_Task directions_
Set down the lines that begin at the top of the records and end with the line containing "const secondaryStep = 10;", and drop every picture.

_Extracted entries_
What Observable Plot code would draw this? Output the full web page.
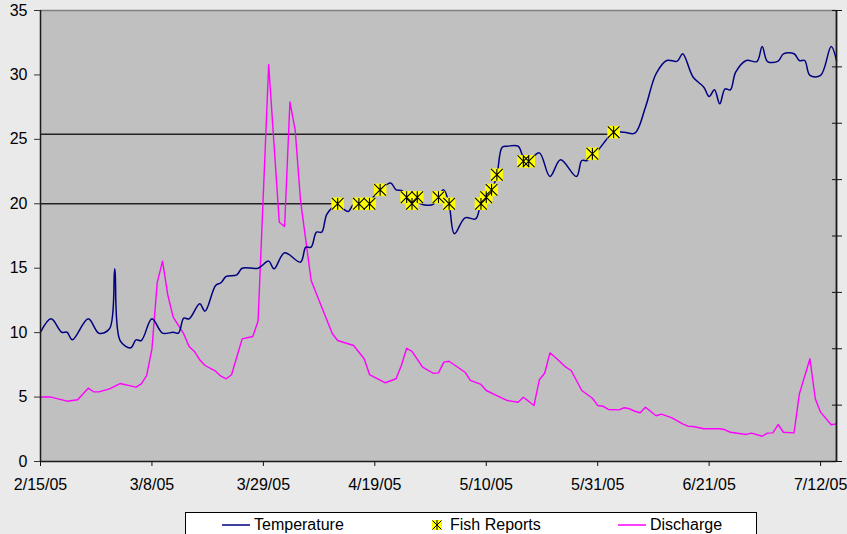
<!DOCTYPE html>
<html>
<head>
<meta charset="utf-8">
<script src="https://cdn.jsdelivr.net/npm/d3@7"></script>
<script src="https://cdn.jsdelivr.net/npm/@observablehq/plot@0.6"></script>
<style>
  html, body { margin: 0; padding: 0; background: #eaeaea; }
  body { font-family: "Liberation Sans", Arial, sans-serif; }
  #wrap { position: relative; width: 847px; height: 534px; overflow: hidden; background: #eaeaea; }
  #legend { position: absolute; left: 185px; top: 512px; width: 570px; height: 30px; background: #fff; border: 1px solid #000; font-size: 16px; color: #000; }
  .item { position: absolute; top: 3px; display: flex; align-items: center; height: 18px; white-space: nowrap; }
  .item svg { display: block; margin-right: 4px; }
</style>
</head>
<body>
<div id="wrap">
  <div id="chart"></div>
  <div id="legend"></div>
</div>
<script>
// ---------- data ----------
const YEAR = 2005;
const xDomainDates = ["2/15", "7/15"];
const xTickDates = ["2/15", "3/8", "3/29", "4/19", "5/10", "5/31", "6/21", "7/12"];
const yTicks = [0, 5, 10, 15, 20, 25, 30, 35];
const yMax = 35;
const secondaryMax = 80;
const secondaryStep = 10;

const tempDates = ["2/15","2/17","2/19","2/20","2/21","2/24","2/26","2/28","3/1","3/2","3/4","3/5","3/6","3/8","3/10","3/12","3/13","3/14","3/15","3/17","3/18","3/20","3/21","3/22","3/24","3/25","3/28","3/30","3/31","4/2","4/5","4/6","4/7","4/8","4/9","4/10","4/12","4/13","4/14","4/15","4/17","4/19","4/20","4/22","4/23","4/24","4/26","4/28","4/30","5/1","5/2","5/3","5/4","5/6","5/8","5/9","5/10","5/11","5/12","5/13","5/14","5/16","5/17","5/18","5/20","5/22","5/24","5/27","5/28","5/29","5/30","5/31","6/2","6/3","6/5","6/7","6/9","6/11","6/13","6/15","6/16","6/18","6/20","6/21","6/22","6/23","6/24","6/25","6/26","6/28","6/30","7/1","7/2","7/4","7/5","7/7","7/8","7/9","7/10","7/12","7/14","7/15"];
const tempValues = [10.03,11.07,10.03,10.03,9.44,11.07,9.96,10.3,14.95,9.39,8.82,9.44,9.39,11.07,9.96,10.03,9.96,11.12,11.07,12.24,11.67,13.66,13.87,14.36,14.49,15.0,15.0,15.55,14.95,16.2,15.47,16.63,16.63,17.8,17.8,19.22,19.95,19.61,19.4,19.95,19.95,20.64,21.08,21.62,21.08,21.03,20.39,19.95,19.95,20.64,21.08,19.95,17.67,18.91,18.83,20.0,20.51,21.08,22.2,24.39,24.47,24.47,23.62,23.36,23.95,22.12,23.41,22.12,23.36,23.36,23.88,24.14,25.17,25.56,25.56,25.48,27.5,30.09,31.12,31.07,31.64,29.82,29.05,28.33,28.85,27.76,28.92,28.85,30.21,31.12,31.04,32.2,31.04,31.07,31.64,31.64,31.12,31.12,29.96,29.96,32.2,31.12];

const dischargeDates = ["2/15","2/17","2/20","2/22","2/24","2/25","2/26","2/28","3/2","3/5","3/6","3/7","3/8","3/9","3/10","3/11","3/12","3/14","3/15","3/16","3/17","3/18","3/20","3/21","3/22","3/23","3/25","3/27","3/28","3/30","3/31","4/1","4/2","4/3","4/4","4/5","4/7","4/9","4/11","4/12","4/15","4/17","4/18","4/21","4/23","4/24","4/25","4/26","4/28","4/30","5/1","5/2","5/3","5/6","5/7","5/9","5/10","5/12","5/14","5/16","5/17","5/19","5/20","5/21","5/22","5/23","5/25","5/26","5/28","5/30","5/31","6/1","6/2","6/4","6/5","6/6","6/7","6/8","6/9","6/11","6/12","6/14","6/16","6/17","6/18","6/20","6/23","6/24","6/25","6/27","6/28","6/29","7/1","7/2","7/3","7/4","7/5","7/7","7/8","7/10","7/11","7/12","7/14","7/15"];
const dischargeValues = [5.0,5.0,4.68,4.79,5.69,5.41,5.40,5.64,6.05,5.77,6.03,6.67,8.74,13.9,15.55,12.9,11.2,9.9,8.92,8.54,7.89,7.45,7.01,6.62,6.42,6.73,9.52,9.70,10.9,30.8,24.65,18.57,18.24,27.9,25.7,20.25,14.05,11.97,9.91,9.39,9.0,7.97,6.75,6.11,6.42,7.45,8.79,8.54,7.32,6.85,6.88,7.71,7.78,6.93,6.29,5.98,5.51,5.12,4.73,4.60,4.99,4.35,6.34,6.85,8.43,8.09,7.32,7.06,5.51,4.91,4.35,4.29,4.04,4.01,4.17,4.09,3.90,3.78,4.21,3.55,3.68,3.39,2.92,2.74,2.72,2.54,2.54,2.46,2.27,2.15,2.10,2.20,1.96,2.20,2.22,2.87,2.27,2.22,5.25,7.97,4.87,3.83,2.85,2.92];

const fishDates = ["4/12","4/16","4/18","4/20","4/25","4/26","4/27","5/1","5/3","5/9","5/10","5/11","5/12","5/17","5/18","5/30","6/3"];
const fishValues = [20.0,20.0,20.0,21.08,20.51,20.0,20.51,20.51,20.0,20.0,20.51,21.08,22.25,23.3,23.3,23.88,25.56];

const refLevels = [20.0, 25.4];
const refEndDates = ["4/12", "6/3"];

const legendLabels = ["Temperature", "Fish Reports", "Discharge"];

// ---------- build ----------
const parse = s => { const [m, d] = s.split("/").map(Number); return new Date(Date.UTC(YEAR, m - 1, d)); };
const x0 = parse(xDomainDates[0]), x1 = parse(xDomainDates[1]);
const temp = tempDates.map((d, i) => ({date: parse(d), value: tempValues[i]}));
const discharge = dischargeDates.map((d, i) => ({date: parse(d), value: dischargeValues[i]}));
const fish = fishDates.map((d, i) => ({date: parse(d), value: fishValues[i]}));
const refs = refLevels.map((v, i) => ({level: v, start: x0, end: parse(refEndDates[i])}));
const rightTicks = d3.range(0, secondaryMax + 1e-9, secondaryStep).map(v => v * yMax / secondaryMax);

const C_TEMP = "#000080", C_DIS = "#ff00ff", C_FISH = "#ffff00", C_BG = "#c0c0c0", C_AX = "#1a1a1a";

const asterisk = {
  draw(ctx, size) {
    const s = Math.sqrt(size) / 2;
    ctx.moveTo(-s, -s); ctx.lineTo(s, s);
    ctx.moveTo(-s, s); ctx.lineTo(s, -s);
    ctx.moveTo(0, -s); ctx.lineTo(0, s);
  }
};

const chart = Plot.plot({
  width: 847,
  height: 500,
  marginLeft: 40,
  marginRight: 11,
  marginTop: 10,
  marginBottom: 39,
  style: {background: "#eaeaea", fontFamily: "'Liberation Sans', Arial, sans-serif", fontSize: "16px", color: "#000"},
  x: {type: "utc", domain: [x0, x1]},
  y: {domain: [0, yMax]},
  marks: [
    Plot.frame({fill: C_BG, stroke: null}),
    Plot.ruleY(refs, {y: "level", x1: "start", x2: "end", stroke: "#222", strokeWidth: 1.4}),
    Plot.line(discharge, {x: "date", y: "value", stroke: C_DIS, strokeWidth: 1.4}),
    Plot.line(temp, {x: "date", y: "value", stroke: C_TEMP, strokeWidth: 1.5, curve: "catmull-rom"}),
    Plot.dot(fish, {x: "date", y: "value", symbol: "square", fill: C_FISH, stroke: null, r: 7.1}),
    Plot.dot(fish, {x: "date", y: "value", symbol: asterisk, fill: "none", stroke: "#000", strokeWidth: 1.1, r: 6.6}),
    Plot.ruleY([yMax], {stroke: "#808080", strokeWidth: 1.3}),
    Plot.ruleY([0], {stroke: C_AX, strokeWidth: 1.5}),
    Plot.ruleX([x0], {stroke: C_AX, strokeWidth: 1.5}),
    Plot.ruleX([x1], {stroke: C_AX, strokeWidth: 1.8}),
    Plot.axisY({ticks: yTicks, tickSize: 6, tickPadding: 7, label: null, stroke: "#333"}),
    Plot.axisY({anchor: "right", ticks: rightTicks, tickFormat: () => "", tickSize: 10, dx: -5, label: null, stroke: "#111"}),
    Plot.axisX({ticks: xTickDates.map(parse), tickFormat: d3.utcFormat("%-m/%-d/%y"), tickSize: 5, tickPadding: 12, label: null, stroke: "#111"})
  ]
});
document.getElementById("chart").appendChild(chart);

// ---------- legend ----------
const legend = document.getElementById("legend");
function lineSwatch(color) {
  return `<svg width="28" height="4"><line x1="0" x2="28" y1="2" y2="2" stroke="${color}" stroke-width="1.5"/></svg>`;
}
const fishSwatch = `<svg width="12" height="12" style="margin-right:7px"><rect x="1" y="1" width="10" height="10" fill="${C_FISH}"/><path d="M1.5,1.5L10.5,10.5M1.5,10.5L10.5,1.5M6,1L6,11" stroke="#000" stroke-width="1"/></svg>`;
const items = [
  {left: 36, html: lineSwatch(C_TEMP) + `<span>${legendLabels[0]}</span>`},
  {left: 245, html: fishSwatch + `<span>${legendLabels[1]}</span>`},
  {left: 432, html: lineSwatch(C_DIS) + `<span>${legendLabels[2]}</span>`}
];
for (const it of items) {
  const div = document.createElement("div");
  div.className = "item";
  div.style.left = it.left + "px";
  div.innerHTML = it.html;
  legend.appendChild(div);
}
</script>
</body>
</html>
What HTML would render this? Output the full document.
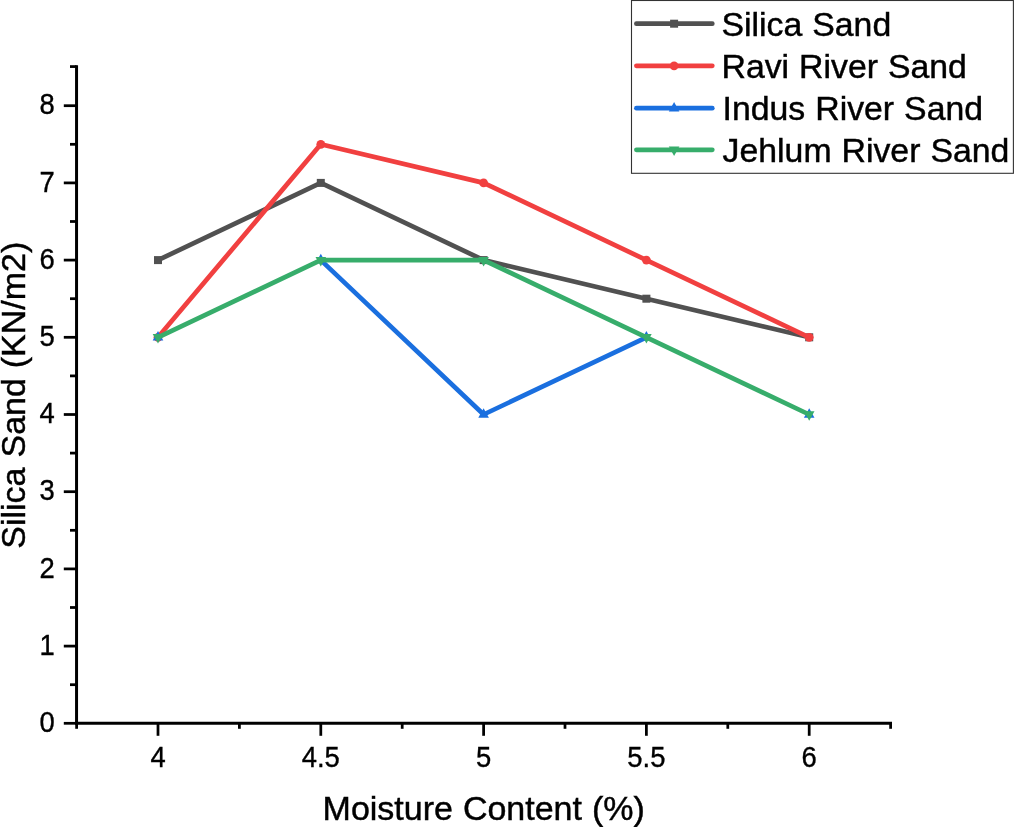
<!DOCTYPE html>
<html><head><meta charset="utf-8"><title>Chart</title>
<style>
html,body{margin:0;padding:0;background:#fff;}
body{width:1014px;height:827px;overflow:hidden;}
svg{display:block;}
text{font-family:"Liberation Sans",Arial,sans-serif;fill:#000;stroke:#000;stroke-width:0.45px;}
.tk{font-size:27.4px;stroke-width:0.35px;}
.tt{font-size:34px;word-spacing:0.5px;}
.lg{font-size:33.8px;word-spacing:0.6px;}
</style></head><body>
<svg width="1014" height="827" viewBox="0 0 1014 827">
<rect width="1014" height="827" fill="#fff"/>

<g stroke="#000" fill="none" stroke-linecap="butt">
<line x1="76.55" y1="65.2" x2="76.55" y2="724.8" stroke-width="3.0"/>
<line x1="75.05" y1="723.3" x2="892" y2="723.3" stroke-width="3.0"/>
<line x1="63.8" y1="723.30" x2="76.55" y2="723.30" stroke-width="2.75"/>
<line x1="70" y1="684.70" x2="76.55" y2="684.70" stroke-width="2.75"/>
<line x1="63.8" y1="646.10" x2="76.55" y2="646.10" stroke-width="2.75"/>
<line x1="70" y1="607.50" x2="76.55" y2="607.50" stroke-width="2.75"/>
<line x1="63.8" y1="568.90" x2="76.55" y2="568.90" stroke-width="2.75"/>
<line x1="70" y1="530.30" x2="76.55" y2="530.30" stroke-width="2.75"/>
<line x1="63.8" y1="491.70" x2="76.55" y2="491.70" stroke-width="2.75"/>
<line x1="70" y1="453.10" x2="76.55" y2="453.10" stroke-width="2.75"/>
<line x1="63.8" y1="414.50" x2="76.55" y2="414.50" stroke-width="2.75"/>
<line x1="70" y1="375.90" x2="76.55" y2="375.90" stroke-width="2.75"/>
<line x1="63.8" y1="337.30" x2="76.55" y2="337.30" stroke-width="2.75"/>
<line x1="70" y1="298.70" x2="76.55" y2="298.70" stroke-width="2.75"/>
<line x1="63.8" y1="260.10" x2="76.55" y2="260.10" stroke-width="2.75"/>
<line x1="70" y1="221.50" x2="76.55" y2="221.50" stroke-width="2.75"/>
<line x1="63.8" y1="182.90" x2="76.55" y2="182.90" stroke-width="2.75"/>
<line x1="70" y1="144.30" x2="76.55" y2="144.30" stroke-width="2.75"/>
<line x1="63.8" y1="105.70" x2="76.55" y2="105.70" stroke-width="2.75"/>
<line x1="70" y1="66.58" x2="76.55" y2="66.58" stroke-width="2.75"/>
<line x1="76.60" y1="723.3" x2="76.60" y2="728.8" stroke-width="2.75"/>
<line x1="158.00" y1="723.3" x2="158.00" y2="735.8" stroke-width="2.75"/>
<line x1="239.40" y1="723.3" x2="239.40" y2="728.8" stroke-width="2.75"/>
<line x1="320.80" y1="723.3" x2="320.80" y2="735.8" stroke-width="2.75"/>
<line x1="402.20" y1="723.3" x2="402.20" y2="728.8" stroke-width="2.75"/>
<line x1="483.60" y1="723.3" x2="483.60" y2="735.8" stroke-width="2.75"/>
<line x1="565.00" y1="723.3" x2="565.00" y2="728.8" stroke-width="2.75"/>
<line x1="646.40" y1="723.3" x2="646.40" y2="735.8" stroke-width="2.75"/>
<line x1="727.80" y1="723.3" x2="727.80" y2="728.8" stroke-width="2.75"/>
<line x1="809.20" y1="723.3" x2="809.20" y2="735.8" stroke-width="2.75"/>
<line x1="890.60" y1="723.3" x2="890.60" y2="728.8" stroke-width="2.75"/>
</g>
<text class="tk" transform="translate(47.1,732.00) scale(1,1.062)" text-anchor="middle">0</text>
<text class="tk" transform="translate(47.1,654.80) scale(1,1.062)" text-anchor="middle">1</text>
<text class="tk" transform="translate(47.1,577.60) scale(1,1.062)" text-anchor="middle">2</text>
<text class="tk" transform="translate(47.1,500.40) scale(1,1.062)" text-anchor="middle">3</text>
<text class="tk" transform="translate(47.1,423.20) scale(1,1.062)" text-anchor="middle">4</text>
<text class="tk" transform="translate(47.1,346.00) scale(1,1.062)" text-anchor="middle">5</text>
<text class="tk" transform="translate(47.1,268.80) scale(1,1.062)" text-anchor="middle">6</text>
<text class="tk" transform="translate(47.1,191.60) scale(1,1.062)" text-anchor="middle">7</text>
<text class="tk" transform="translate(47.1,114.40) scale(1,1.062)" text-anchor="middle">8</text>
<text class="tk" transform="translate(158.00,766.5) scale(1,1.062)" text-anchor="middle">4</text>
<text class="tk" transform="translate(320.80,766.5) scale(1,1.062)" text-anchor="middle">4.5</text>
<text class="tk" transform="translate(483.60,766.5) scale(1,1.062)" text-anchor="middle">5</text>
<text class="tk" transform="translate(646.40,766.5) scale(1,1.062)" text-anchor="middle">5.5</text>
<text class="tk" transform="translate(809.20,766.5) scale(1,1.062)" text-anchor="middle">6</text>
<text class="tt" x="483.7" y="819.9" text-anchor="middle">Moisture Content (%)</text>
<text class="tt" transform="translate(25.3,395.2) rotate(-90)" text-anchor="middle">Silica Sand (KN/m2)</text>
<polyline points="158.00,260.10 320.80,182.90 483.60,260.10 646.40,298.70 809.20,337.30" fill="none" stroke="#515151" stroke-width="4.7" stroke-linejoin="round" stroke-linecap="round"/>
<rect x="154.00" y="256.10" width="8.0" height="8.0" fill="#515151"/>
<rect x="316.80" y="178.90" width="8.0" height="8.0" fill="#515151"/>
<rect x="479.60" y="256.10" width="8.0" height="8.0" fill="#515151"/>
<rect x="642.40" y="294.70" width="8.0" height="8.0" fill="#515151"/>
<rect x="805.20" y="333.30" width="8.0" height="8.0" fill="#515151"/>
<polyline points="158.00,337.30 320.80,144.30 483.60,182.90 646.40,260.10 809.20,337.30" fill="none" stroke="#F14040" stroke-width="4.7" stroke-linejoin="round" stroke-linecap="round"/>
<circle cx="158.00" cy="337.30" r="4.4" fill="#F14040"/>
<circle cx="320.80" cy="144.30" r="4.4" fill="#F14040"/>
<circle cx="483.60" cy="182.90" r="4.4" fill="#F14040"/>
<circle cx="646.40" cy="260.10" r="4.4" fill="#F14040"/>
<circle cx="809.20" cy="337.30" r="4.4" fill="#F14040"/>
<polyline points="320.80,260.10 483.60,414.50 646.40,337.30" fill="none" stroke="#1A6FDF" stroke-width="4.7" stroke-linejoin="round" stroke-linecap="round"/>
<polygon points="158.00,331.00 163.30,340.50 152.70,340.50" fill="#1A6FDF"/>
<polygon points="320.80,253.80 326.10,263.30 315.50,263.30" fill="#1A6FDF"/>
<polygon points="483.60,408.20 488.90,417.70 478.30,417.70" fill="#1A6FDF"/>
<polygon points="646.40,331.00 651.70,340.50 641.10,340.50" fill="#1A6FDF"/>
<polygon points="809.20,408.20 814.50,417.70 803.90,417.70" fill="#1A6FDF"/>
<polyline points="158.00,337.30 320.80,260.10 483.60,260.10 646.40,337.30 809.20,414.50" fill="none" stroke="#37AD6B" stroke-width="4.7" stroke-linejoin="round" stroke-linecap="round"/>
<polygon points="158.00,343.60 163.30,334.10 152.70,334.10" fill="#37AD6B"/>
<polygon points="320.80,266.40 326.10,256.90 315.50,256.90" fill="#37AD6B"/>
<polygon points="483.60,266.40 488.90,256.90 478.30,256.90" fill="#37AD6B"/>
<polygon points="646.40,343.60 651.70,334.10 641.10,334.10" fill="#37AD6B"/>
<polygon points="809.20,420.80 814.50,411.30 803.90,411.30" fill="#37AD6B"/>
<rect x="631.5" y="0.5" width="381.9" height="172.8" fill="#fff" stroke="#333" stroke-width="1.1"/>
<line x1="636.4" y1="23.7" x2="712.3" y2="23.7" stroke="#515151" stroke-width="4.7" stroke-linecap="round"/>
<rect x="670.10" y="19.70" width="8.0" height="8.0" fill="#515151"/>
<text class="lg" x="721.5" y="35.6">Silica Sand</text>
<line x1="636.4" y1="65.8" x2="712.3" y2="65.8" stroke="#F14040" stroke-width="4.7" stroke-linecap="round"/>
<circle cx="674.10" cy="65.80" r="4.4" fill="#F14040"/>
<text class="lg" x="721.5" y="77.6">Ravi River Sand</text>
<line x1="636.4" y1="108.2" x2="712.3" y2="108.2" stroke="#1A6FDF" stroke-width="4.7" stroke-linecap="round"/>
<polygon points="674.10,101.90 679.40,111.40 668.80,111.40" fill="#1A6FDF"/>
<text class="lg" x="722.6" y="119.6">Indus River Sand</text>
<line x1="636.4" y1="149.8" x2="712.3" y2="149.8" stroke="#37AD6B" stroke-width="4.7" stroke-linecap="round"/>
<polygon points="674.10,156.10 679.40,146.60 668.80,146.60" fill="#37AD6B"/>
<text class="lg" x="722.6" y="161.6">Jehlum River Sand</text>
</svg></body></html>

_Completed task_
What Observable Plot code would draw this? Output the full web page.
<!DOCTYPE html>
<html>
<head>
<meta charset="utf-8">
<script src="https://cdn.jsdelivr.net/npm/d3@7"></script>
<script src="https://cdn.jsdelivr.net/npm/@observablehq/plot@0.6"></script>
<style>
  html, body { margin: 0; padding: 0; background: #eaeaea; }
  body { font-family: "Liberation Sans", Arial, sans-serif; }
  #wrap { position: relative; width: 847px; height: 534px; overflow: hidden; background: #eaeaea; }
  #legend { position: absolute; left: 185px; top: 512px; width: 570px; height: 30px; background: #fff; border: 1px solid #000; font-size: 16px; color: #000; }
  .item { position: absolute; top: 3px; display: flex; align-items: center; height: 18px; white-space: nowrap; }
  .item svg { display: block; margin-right: 4px; }
</style>
</head>
<body>
<div id="wrap">
  <div id="chart"></div>
  <div id="legend"></div>
</div>
<script>
// ---------- data ----------
const YEAR = 2005;
const xDomainDates = ["2/15", "7/15"];
const xTickDates = ["2/15", "3/8", "3/29", "4/19", "5/10", "5/31", "6/21", "7/12"];
const yTicks = [0, 5, 10, 15, 20, 25, 30, 35];
const yMax = 35;
const secondaryMax = 80;
const secondaryStep = 10;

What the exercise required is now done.